Your morning Briefing
Welcome to your morning roundup of what’s making news and the must-reads for today.
Hello readers. Here is your two-minute digest of what’s making news today and a long read for later.
Carbon dated
Alarmist projections of how sensitive Earth’s climate is to rising levels of carbon dioxide in the atmosphere have been proved wrong by new research published today in Nature. Climate sensitivity is still higher than the most optimistic forecasts, however; left unchecked, greenhouse gas emissions will result in significant warming by the end of the century. The paper said there was a less than one-in-40 chance of climate sensitivity being greater than 4C, renewing hope it would be possible to avoid global warming exceeding the Paris target of 2C.
-
Amnesia day
Most Australians don’t mind which date Australia Day is celebrated, but fewer than half could name the First Fleet when asked why January 26 is the current date, according to a recent poll.

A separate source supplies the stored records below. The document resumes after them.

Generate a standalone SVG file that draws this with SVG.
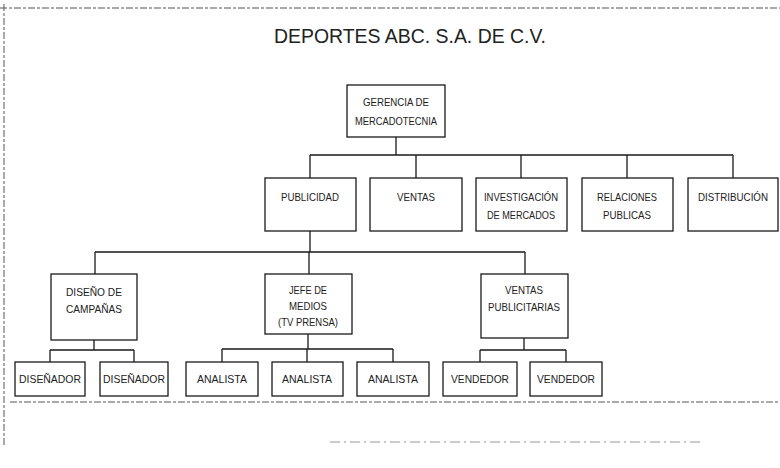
<svg xmlns="http://www.w3.org/2000/svg" width="780" height="468" viewBox="0 0 780 468">
<style>
.box{fill:#fff;stroke:#1a1a1a;stroke-width:1.3}
.t{font-family:"Liberation Sans",Arial,sans-serif;font-size:11.5px;fill:#222;text-anchor:middle}
.c{fill:none;stroke:#1a1a1a;stroke-width:1.3}
.frame{fill:none;stroke:#555;stroke-width:1;stroke-dasharray:7 2 3 2}
</style>
<rect width="780" height="468" fill="#fff"/>
<g id="frame">
<line class="frame" x1="0" y1="8" x2="780" y2="8"/>
<line class="frame" x1="4" y1="4" x2="4" y2="445" stroke="#888"/>
<line class="frame" x1="10" y1="402" x2="780" y2="402"/>
<line x1="330" y1="442" x2="700" y2="442" stroke="#999" stroke-width="1" stroke-dasharray="10 4 2 4"/>
</g>
<text id="title" x="410" y="43" font-family="'Liberation Sans',Arial,sans-serif" font-size="21" fill="#222" text-anchor="middle" textLength="272" lengthAdjust="spacingAndGlyphs">DEPORTES ABC. S.A. DE C.V.</text>
<g id="connectors">
<path class="c" d="M396 137V155M310 155H733M310 155V178M416 155V178M521 155V178M627 155V178M733 155V178"/>
<path class="c" d="M310 231V252M95 252H525M95 252V274M309 252V274M525 252V274"/>
<path class="c" d="M94 340V350M50 350H134M50 350V362M134 350V362"/>
<path class="c" d="M308 334V349M222 349H393M222 349V362M307 349V362M393 349V362"/>
<path class="c" d="M524 338V350M480 350H566M480 350V362M566 350V362"/>
</g>
<g id="gerencia"><rect class="box" x="347" y="85" width="98" height="52"/><text class="t" x="396" y="106" textLength="66" lengthAdjust="spacingAndGlyphs">GERENCIA DE</text><text class="t" x="396" y="125" textLength="82" lengthAdjust="spacingAndGlyphs">MERCADOTECNIA</text></g>
<g id="publicidad"><rect class="box" x="265" y="178" width="91" height="53"/><text class="t" x="310" y="201" textLength="58" lengthAdjust="spacingAndGlyphs">PUBLICIDAD</text></g>
<g id="ventas"><rect class="box" x="370" y="178" width="92" height="53"/><text class="t" x="416" y="201" textLength="38" lengthAdjust="spacingAndGlyphs">VENTAS</text></g>
<g id="investigacion"><rect class="box" x="476" y="178" width="91" height="53"/><text class="t" x="521" y="201" textLength="74" lengthAdjust="spacingAndGlyphs">INVESTIGACIÓN</text><text class="t" x="521" y="219" textLength="68" lengthAdjust="spacingAndGlyphs">DE MERCADOS</text></g>
<g id="relaciones"><rect class="box" x="582" y="178" width="91" height="53"/><text class="t" x="627" y="201" textLength="60" lengthAdjust="spacingAndGlyphs">RELACIONES</text><text class="t" x="627" y="219" textLength="48" lengthAdjust="spacingAndGlyphs">PUBLICAS</text></g>
<g id="distribucion"><rect class="box" x="688" y="178" width="90" height="53"/><text class="t" x="733" y="201" textLength="70" lengthAdjust="spacingAndGlyphs">DISTRIBUCIÓN</text></g>
<g id="diseno"><rect class="box" x="51" y="274" width="86" height="66"/><text class="t" x="94" y="296" textLength="56" lengthAdjust="spacingAndGlyphs">DISEÑO DE</text><text class="t" x="94" y="313" textLength="56" lengthAdjust="spacingAndGlyphs">CAMPAÑAS</text></g>
<g id="jefe"><rect class="box" x="265" y="274" width="87" height="60"/><text class="t" x="308" y="294" textLength="38" lengthAdjust="spacingAndGlyphs">JEFE DE</text><text class="t" x="308" y="310" textLength="38" lengthAdjust="spacingAndGlyphs">MEDIOS</text><text class="t" x="308" y="326" textLength="60" lengthAdjust="spacingAndGlyphs">(TV PRENSA)</text></g>
<g id="ventaspub"><rect class="box" x="481" y="274" width="87" height="64"/><text class="t" x="524" y="294" textLength="38" lengthAdjust="spacingAndGlyphs">VENTAS</text><text class="t" x="524" y="311" textLength="72" lengthAdjust="spacingAndGlyphs">PUBLICITARIAS</text></g>
<g id="disenador1"><rect class="box" x="15" y="362" width="70" height="34"/><text class="t" x="50" y="383" textLength="62" lengthAdjust="spacingAndGlyphs">DISEÑADOR</text></g>
<g id="disenador2"><rect class="box" x="100" y="362" width="68" height="34"/><text class="t" x="134" y="383" textLength="62" lengthAdjust="spacingAndGlyphs">DISEÑADOR</text></g>
<g id="analista1"><rect class="box" x="186" y="362" width="72" height="34"/><text class="t" x="222" y="383" textLength="50" lengthAdjust="spacingAndGlyphs">ANALISTA</text></g>
<g id="analista2"><rect class="box" x="272" y="362" width="71" height="34"/><text class="t" x="307" y="383" textLength="50" lengthAdjust="spacingAndGlyphs">ANALISTA</text></g>
<g id="analista3"><rect class="box" x="357" y="362" width="72" height="34"/><text class="t" x="393" y="383" textLength="50" lengthAdjust="spacingAndGlyphs">ANALISTA</text></g>
<g id="vendedor1"><rect class="box" x="443" y="362" width="74" height="34"/><text class="t" x="480" y="383" textLength="58" lengthAdjust="spacingAndGlyphs">VENDEDOR</text></g>
<g id="vendedor2"><rect class="box" x="530" y="362" width="72" height="34"/><text class="t" x="566" y="383" textLength="58" lengthAdjust="spacingAndGlyphs">VENDEDOR</text></g>
</svg>
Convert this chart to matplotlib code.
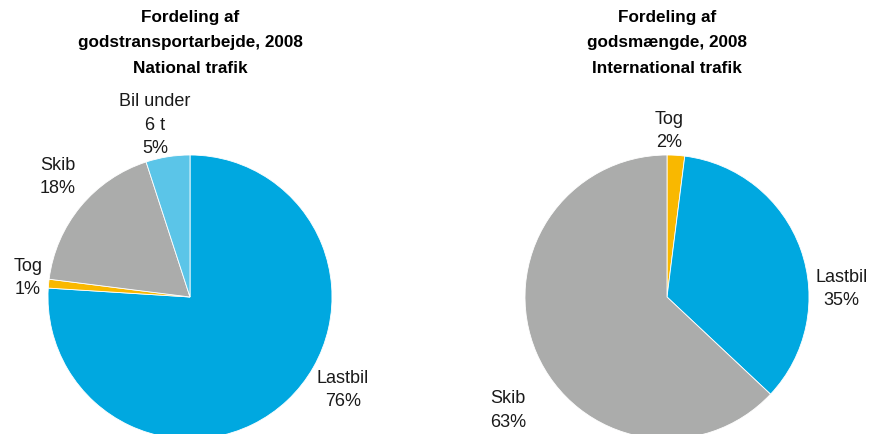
import numpy as np
import matplotlib
matplotlib.use("Agg")
import matplotlib.pyplot as plt

plt.rcParams['font.family'] = ['Liberation Sans', 'DejaVu Sans']

# National trafik (godstransportarbejde)
nat_labels = ["Lastbil", "Tog", "Skib", "Bil under\n6 t"]
nat_values = [76, 1, 18, 5]
nat_colors = ["#00A8E0", "#F9B800", "#ABACAB", "#5BC5E8"]

# International trafik (godsmængde)
int_labels = ["Tog", "Lastbil", "Skib"]
int_values = [2, 35, 63]
int_colors = ["#F9B800", "#00A8E0", "#ABACAB"]

titles = ["Fordeling af\ngodstransportarbejde, 2008\nNational trafik",
          "Fordeling af\ngodsmængde, 2008\nInternational trafik"]

# label positions (x, y) in pie radius units
nat_pos = [(1.077, -0.655), (-1.14, 0.134), (-0.93, 0.845), (-0.246, 1.21)]
int_pos = [(0.014, 1.17), (1.23, 0.056), (-1.12, -0.80)]

W, H = 874, 434
R = 142
fig = plt.figure(figsize=(W / 100, H / 100), dpi=100)

def draw(cx, cy, values, labels, colors, pos, title):
    ax = fig.add_axes([(cx - R) / W, (H - cy - R) / H, 2 * R / W, 2 * R / H])
    ax.pie(values, colors=colors, startangle=90, counterclock=False, radius=1,
           wedgeprops=dict(edgecolor="white", linewidth=0.6))
    ax.set_xlim(-1, 1)
    ax.set_ylim(-1, 1)
    ax.set_aspect("equal")
    ax.axis("off")
    for lab, v, (x, y) in zip(labels, values, pos):
        ax.text(x, y, "%s\n%d%%" % (lab, v), ha="center", va="center",
                fontsize=13, linespacing=1.5, color="#1a1a1a", clip_on=False)
    fig.text(cx / W, 1 - 43 / H, title, ha="center", va="center",
             fontsize=12.3, fontweight="bold", linespacing=1.85)

draw(190, 297, nat_values, nat_labels, nat_colors, nat_pos, titles[0])
draw(667, 297, int_values, int_labels, int_colors, int_pos, titles[1])

fig.savefig("out.png", dpi=100)
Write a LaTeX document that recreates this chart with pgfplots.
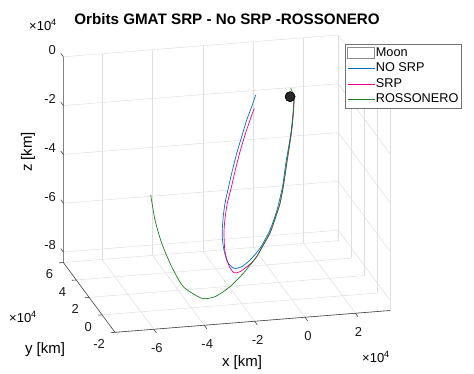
\documentclass[border=0pt]{standalone}
\usepackage{fontspec}
\setmainfont{Liberation Sans}
\usepackage{pgfplots}
\pgfplotsset{compat=1.18}
\definecolor{mblue}{rgb}{0,0.447,0.741}
\definecolor{mgreen}{rgb}{0.1,0.5,0.12}
\definecolor{axgray}{rgb}{0.25,0.25,0.25}
\begin{document}
\begin{tikzpicture}
\useasboundingbox (0,0) rectangle (474pt,374pt);
\begin{axis}[
  anchor=origin, at={(292.1pt,279.9pt)},
  x={(25.2pt,2.0pt)}, y={(-6.46pt,8.73pt)}, z={(0pt,24.4pt)},
  xmin=-7.54, xmax=3.37, ymin=-2, ymax=6, zmin=-8.43, zmax=0,
  xtick={-6,-4,-2,0,2}, ytick={-2,0,2,4,6}, ztick={-8,-6,-4,-2,0},
  xticklabels={-6,-4,-2,0,2}, yticklabels={-2,0,2,4,6}, zticklabels={-8,-6,-4,-2,0},
  grid=major, major grid style={black!13, line width=0.5pt},
  major tick length=0pt,
  axis line style={draw=none},
  ticklabel style={font=\fontsize{13}{13}\selectfont, text=black!90, inner sep=0pt},
  xticklabel style={anchor=center, xshift=3pt, yshift=-18.5pt},
  yticklabel style={anchor=east, xshift=-10pt, yshift=-12pt},
  zticklabel style={anchor=east, xshift=-7.3pt, yshift=6.5pt},
  clip=false,
  legend cell align=left,
  legend image code/.code={\draw[#1] (0pt,0pt) -- (27pt,0pt);},
  legend style={at={(0.862,0.97)}, anchor=north west, draw=black!55, line width=0.6pt, fill=white,
    font=\fontsize{12.7}{12.7}\selectfont, inner xsep=2pt, inner ysep=2pt, row sep=2pt,
    nodes={inner sep=1pt, text height=9pt, text depth=2.5pt}},
]
% axis lines
\draw[axgray, line width=0.6pt] (axis cs:-7.54,-2,-8.43) -- (axis cs:3.37,-2,-8.43);
\draw[axgray, line width=0.6pt] (axis cs:-7.54,-2,-8.43) -- (axis cs:-7.54,6,-8.43) -- (axis cs:-7.54,6,0);
% tick marks (outside)
\draw[axgray, line width=0.6pt]
  (axis cs:-6,-2,-8.43) -- (axis cs:-6,-2.4,-8.43)
  (axis cs:-4,-2,-8.43) -- (axis cs:-4,-2.4,-8.43)
  (axis cs:-2,-2,-8.43) -- (axis cs:-2,-2.4,-8.43)
  (axis cs:0,-2,-8.43) -- (axis cs:0,-2.4,-8.43)
  (axis cs:2,-2,-8.43) -- (axis cs:2,-2.4,-8.43)
  (axis cs:-7.54,-2,-8.43) -- (axis cs:-7.71,-2,-8.43)
  (axis cs:-7.54,0,-8.43) -- (axis cs:-7.71,0,-8.43)
  (axis cs:-7.54,2,-8.43) -- (axis cs:-7.71,2,-8.43)
  (axis cs:-7.54,4,-8.43) -- (axis cs:-7.71,4,-8.43)
  (axis cs:-7.54,6,-8.43) -- (axis cs:-7.71,6,-8.43)
  (axis cs:-7.54,6,0) -- (axis cs:-7.54,6.4,0)
  (axis cs:-7.54,6,-2) -- (axis cs:-7.54,6.4,-2)
  (axis cs:-7.54,6,-4) -- (axis cs:-7.54,6.4,-4)
  (axis cs:-7.54,6,-6) -- (axis cs:-7.54,6.4,-6)
  (axis cs:-7.54,6,-8) -- (axis cs:-7.54,6.4,-8);
\addplot3[only marks, mark=*, mark size=5pt, mark options={fill=black!85, draw=black},
  legend image code/.code={\draw[black!45, fill=white, line width=0.6pt] (0pt,-5.5pt) rectangle (27pt,5.5pt);}]
  coordinates {(-0.08,0,-0.10)};
\addlegendentry{Moon}
\addplot3[mblue, line width=0.7pt, smooth, tension=0.4] coordinates {
(-1.316,0.5,-0.108) (-1.475,0.5,-0.574) (-1.673,0.5,-1.103) (-1.872,0.5,-1.771)
(-2.070,0.5,-2.435) (-2.269,0.5,-3.239) (-2.404,0.5,-3.843) (-2.535,0.5,-4.447)
(-2.606,0.5,-5.002) (-2.646,0.5,-5.655) (-2.602,0.5,-6.220) (-2.443,0.5,-6.848)
(-2.177,0.5,-7.140) (-1.872,0.5,-7.099) (-1.542,0.5,-6.852) (-1.146,0.5,-6.405)
(-0.749,0.5,-5.687) (-0.471,0.5,-4.890) (-0.253,0.5,-3.953) (-0.122,0.5,-3.005)
(-0.007,0.5,-2.334) (0.096,0.5,-1.658) (0.164,0.5,-0.979) (0.196,0.5,-0.519)
};
\addlegendentry{NO SRP}
\addplot3[magenta, line width=0.7pt, smooth, tension=0.4] coordinates {
(-1.372,0.5,-0.648) (-1.542,0.5,-1.114) (-1.741,0.5,-1.712) (-1.939,0.5,-2.381)
(-2.110,0.5,-3.047) (-2.277,0.5,-3.787) (-2.443,0.5,-4.454) (-2.527,0.5,-5.009)
(-2.574,0.5,-5.620) (-2.535,0.5,-6.430) (-2.364,0.5,-7.051) (-2.177,0.5,-7.320)
(-1.939,0.5,-7.299) (-1.701,0.5,-7.138) (-1.503,0.5,-6.990) (-1.277,0.5,-6.738)
(-1.015,0.5,-6.280) (-0.749,0.5,-5.810) (-0.550,0.5,-5.253) (-0.352,0.5,-4.626)
(-0.213,0.5,-3.887) (-0.086,0.5,-3.008) (0.017,0.5,-2.336) (0.112,0.5,-1.659)
(0.176,0.5,-0.980) (0.204,0.5,-0.437)
};
\addlegendentry{SRP}
\addplot3[mgreen, line width=0.7pt, smooth, tension=0.4] coordinates {
(-5.483,0.5,-3.865) (-5.312,0.5,-4.903) (-5.046,0.5,-5.880) (-4.650,0.5,-6.872)
(-4.189,0.5,-7.729) (-3.459,0.5,-8.264) (-2.931,0.5,-8.242) (-2.336,0.5,-7.881)
(-1.808,0.5,-7.375) (-1.542,0.5,-7.057) (-1.277,0.5,-6.738) (-1.015,0.5,-6.280)
(-0.749,0.5,-5.810) (-0.550,0.5,-5.253) (-0.352,0.5,-4.626) (-0.213,0.5,-3.887)
(-0.086,0.5,-3.008) (0.017,0.5,-2.336) (0.112,0.5,-1.659) (0.176,0.5,-0.980)
(0.268,0.75,-0.532) (0.280,1,-0.348) (0.201,1,-0.137)
};
\addlegendentry{ROSSONERO}
\addplot3[forget plot, only marks, mark=*, mark size=5pt, mark options={fill=black!85, draw=black}]
  coordinates {(-0.08,0,-0.10)};
\end{axis}
\node[font=\bfseries\fontsize{15.2}{15.2}\selectfont] at (227pt,355pt) {Orbits GMAT SRP - No SRP -ROSSONERO};
\node[font=\fontsize{15}{15}\selectfont] at (242pt,11pt) {x [km]};
\node[font=\fontsize{15}{15}\selectfont] at (45pt,24pt) {y [km]};
\node[font=\fontsize{15}{15}\selectfont, rotate=90] at (28pt,222pt) {z [km]};
\node[font=\fontsize{13}{13}\selectfont] at (43pt,349pt) {×10\textsuperscript{4}};
\node[font=\fontsize{13}{13}\selectfont] at (23pt,57pt) {×10\textsuperscript{4}};
\node[font=\fontsize{13}{13}\selectfont] at (376pt,17pt) {×10\textsuperscript{4}};
\end{tikzpicture}
\end{document}
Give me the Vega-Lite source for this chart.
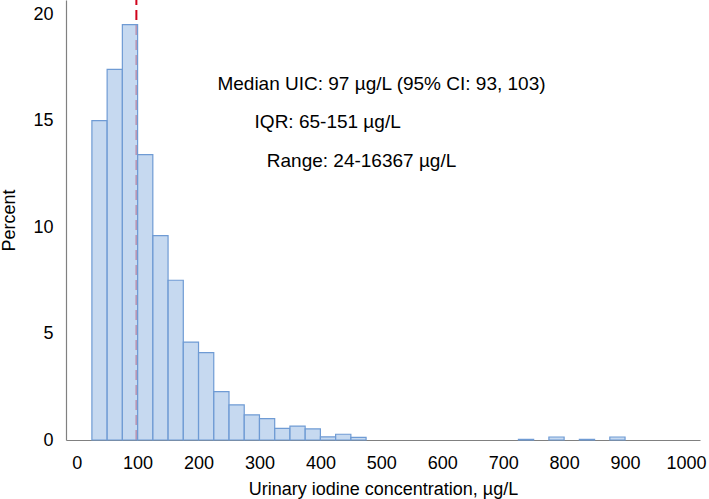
{
  "$schema": "https://vega.github.io/schema/vega-lite/v6.json",
  "width": 634,
  "height": 440,
  "autosize": "none",
  "padding": {"left": 66, "top": 0, "right": 9, "bottom": 59},
  "background": "white",
  "config": {
    "view": {"stroke": null},
    "font": "Liberation Sans",
    "axis": {"grid": false, "ticks": false, "domainColor": "#808080", "domainWidth": 1.2, "labelColor": "#000", "titleColor": "#000", "labelFontSize": 18, "titleFontSize": 18, "titleFontWeight": "normal", "labelFont": "Liberation Sans", "titleFont": "Liberation Sans"}
  },
  "datasets": {
    "bins": [
      {"start": 25, "end": 50, "pct": 15.0},
      {"start": 50, "end": 75, "pct": 17.4},
      {"start": 75, "end": 100, "pct": 19.5},
      {"start": 100, "end": 125, "pct": 13.4},
      {"start": 125, "end": 150, "pct": 9.6},
      {"start": 150, "end": 175, "pct": 7.5},
      {"start": 175, "end": 200, "pct": 4.6},
      {"start": 200, "end": 225, "pct": 4.1},
      {"start": 225, "end": 250, "pct": 2.27},
      {"start": 250, "end": 275, "pct": 1.65},
      {"start": 275, "end": 300, "pct": 1.18},
      {"start": 300, "end": 325, "pct": 1.0},
      {"start": 325, "end": 350, "pct": 0.55},
      {"start": 350, "end": 375, "pct": 0.65},
      {"start": 375, "end": 400, "pct": 0.52},
      {"start": 400, "end": 425, "pct": 0.15},
      {"start": 425, "end": 450, "pct": 0.27},
      {"start": 450, "end": 475, "pct": 0.12},
      {"start": 725, "end": 750, "pct": 0.03},
      {"start": 775, "end": 800, "pct": 0.14},
      {"start": 825, "end": 850, "pct": 0.03},
      {"start": 875, "end": 900, "pct": 0.14}
    ],
    "median": [{"value": 98}],
    "notes": [
      {"x": 231, "y": 16.72, "label": "Median UIC: 97 µg/L (95% CI: 93, 103)"},
      {"x": 292, "y": 14.93, "label": "IQR: 65-151 µg/L"},
      {"x": 312, "y": 13.1, "label": "Range: 24-16367 µg/L"}
    ]
  },
  "layer": [
    {
      "data": {"name": "median"},
      "mark": {"type": "rule", "color": "#d0021b", "strokeWidth": 2, "strokeDash": [10, 5]},
      "encoding": {
        "x": {"field": "value", "type": "quantitative", "scale": {"domain": [-17.5, 1023], "nice": false, "zero": false}},
        "y": {"datum": 0, "type": "quantitative"},
        "y2": {"datum": 20.66}
      }
    },
    {
      "data": {"name": "bins"},
      "mark": {"type": "rect", "fill": "#b3cceb", "fillOpacity": 0.75, "stroke": "#6f9bd4", "strokeWidth": 1.2},
      "encoding": {
        "x": {"field": "start", "type": "quantitative", "scale": {"domain": [-17.5, 1023], "nice": false, "zero": false},
          "axis": {"title": "Urinary iodine concentration, µg/L", "values": [0,100,200,300,400,500,600,700,800,900,1000], "format": "d", "labelPadding": 14, "titlePadding": 8}},
        "x2": {"field": "end"},
        "y": {"field": "pct", "type": "quantitative", "scale": {"domain": [0, 20.66], "nice": false},
          "axis": {"title": "Percent", "values": [0, 5, 10, 15, 20], "labelPadding": 13, "titlePadding": 14}},
        "y2": {"datum": 0}
      }
    },
    {
      "data": {"name": "notes"},
      "mark": {"type": "text", "align": "left", "baseline": "middle", "fontSize": 19, "font": "Liberation Sans", "color": "#000"},
      "encoding": {
        "x": {"field": "x", "type": "quantitative"},
        "y": {"field": "y", "type": "quantitative"},
        "text": {"field": "label"}
      }
    }
  ]
}
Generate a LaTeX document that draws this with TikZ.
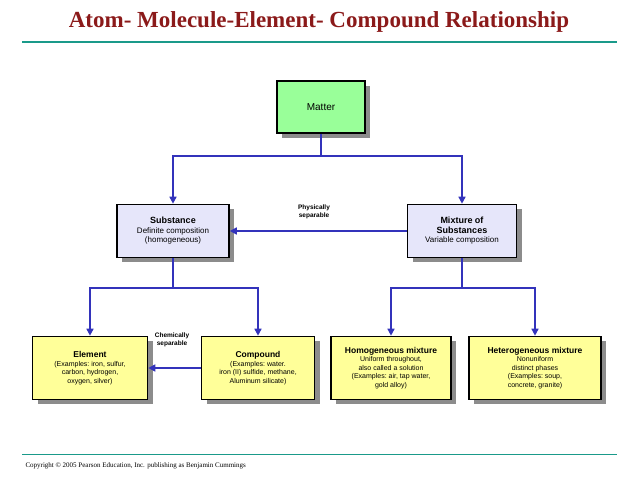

The poll of 1417 people conducted by the left-leaning Australia Institute found 56 per cent of Australians do not mind when Australia Day is held. When asked to choose which date Australia Day should be marked, fewer than a quarter chose the current date from a range of options. Citizenship and Multicultural Affairs Minister Alan Tudge said the lack of knowledge about the historic reasons for January 26 showed a need for better education.
“I think that shows that we should be doing everything possible to teach more Australians about the importance of our heritage: our indigenous heritage, our British heritage and indeed the multiculturalism which has been part of Australia particularly in the last few decades.”
Alan Tudge
-
Blackout roulette
Welcome to Australia’s deadly game of Melbourne and Sydney blackout roulette. Robert Gottliebsen writes that the stakes involve hundreds of millions of dollars of refrigerated food and the operations of thousands of factories and offices who don’t have emergency power contingencies in place. The blackout roulette game has been engineered by Victorian State Premier Daniel Andrews and NSW Premier Gladys Berejiklian and her predecessor Mike Baird whose governments vandalised the power system by “plonking” wind and solar farms in various areas without providing back up for high demand days when the wind doesn’t blow and the sun doesn’t shine.
-
Spotify spat
Australian Conservatives leader Cory Bernardi says calls from artists such as Savage Garden frontman Darren Hayes and Adelaide hip-hop group the Hilltop Hoods for him to remove their music from his party’s Australia Day playlist are “outrageous” and “absurd”. Senator Bernardi created an “Australian Conservatives 100” Australian music playlist on streaming service Spotify, as a response to ABC youth station Triple J’s decision to shift its annual Hottest 100 from January 26. The move prompted Hayes to demand Senator Bernardi remove his group’s song To The Moon and Back from the list, and the Hilltop Hoods to tweet: “Go f*** yourself @corybernardi”.
-
The long read: Cannabis conundrum
Nicole Cowles has been dosing her daughter with cannabis for years. Before she began, Alice, now nearly 12, often had dozens of seizures a day. The so-called “hippie drug” has made all the difference for one little girl. “She’s really healthy and well now,” Nicole says. “She still has seizures if she has a temperature, but they are nothing in comparison to those she used to have.” From Kingston in Tasmania, Cowles, 45, blames some of Alice’s ongoing disability on the “horse doses” of anti-convulsants she was fed as a child by panicking doctors. Alice has a rare genetic condition, CDKL5, and cannabis, or marijuana, is the only medication that seems to work for her. But it’s illegal.
-
Comment of the day
“Savage Smack Down? Really? More like a thrashing with a wet lettuce leaf.”
Allen, in response to ‘Bernardi: music protest absurd’.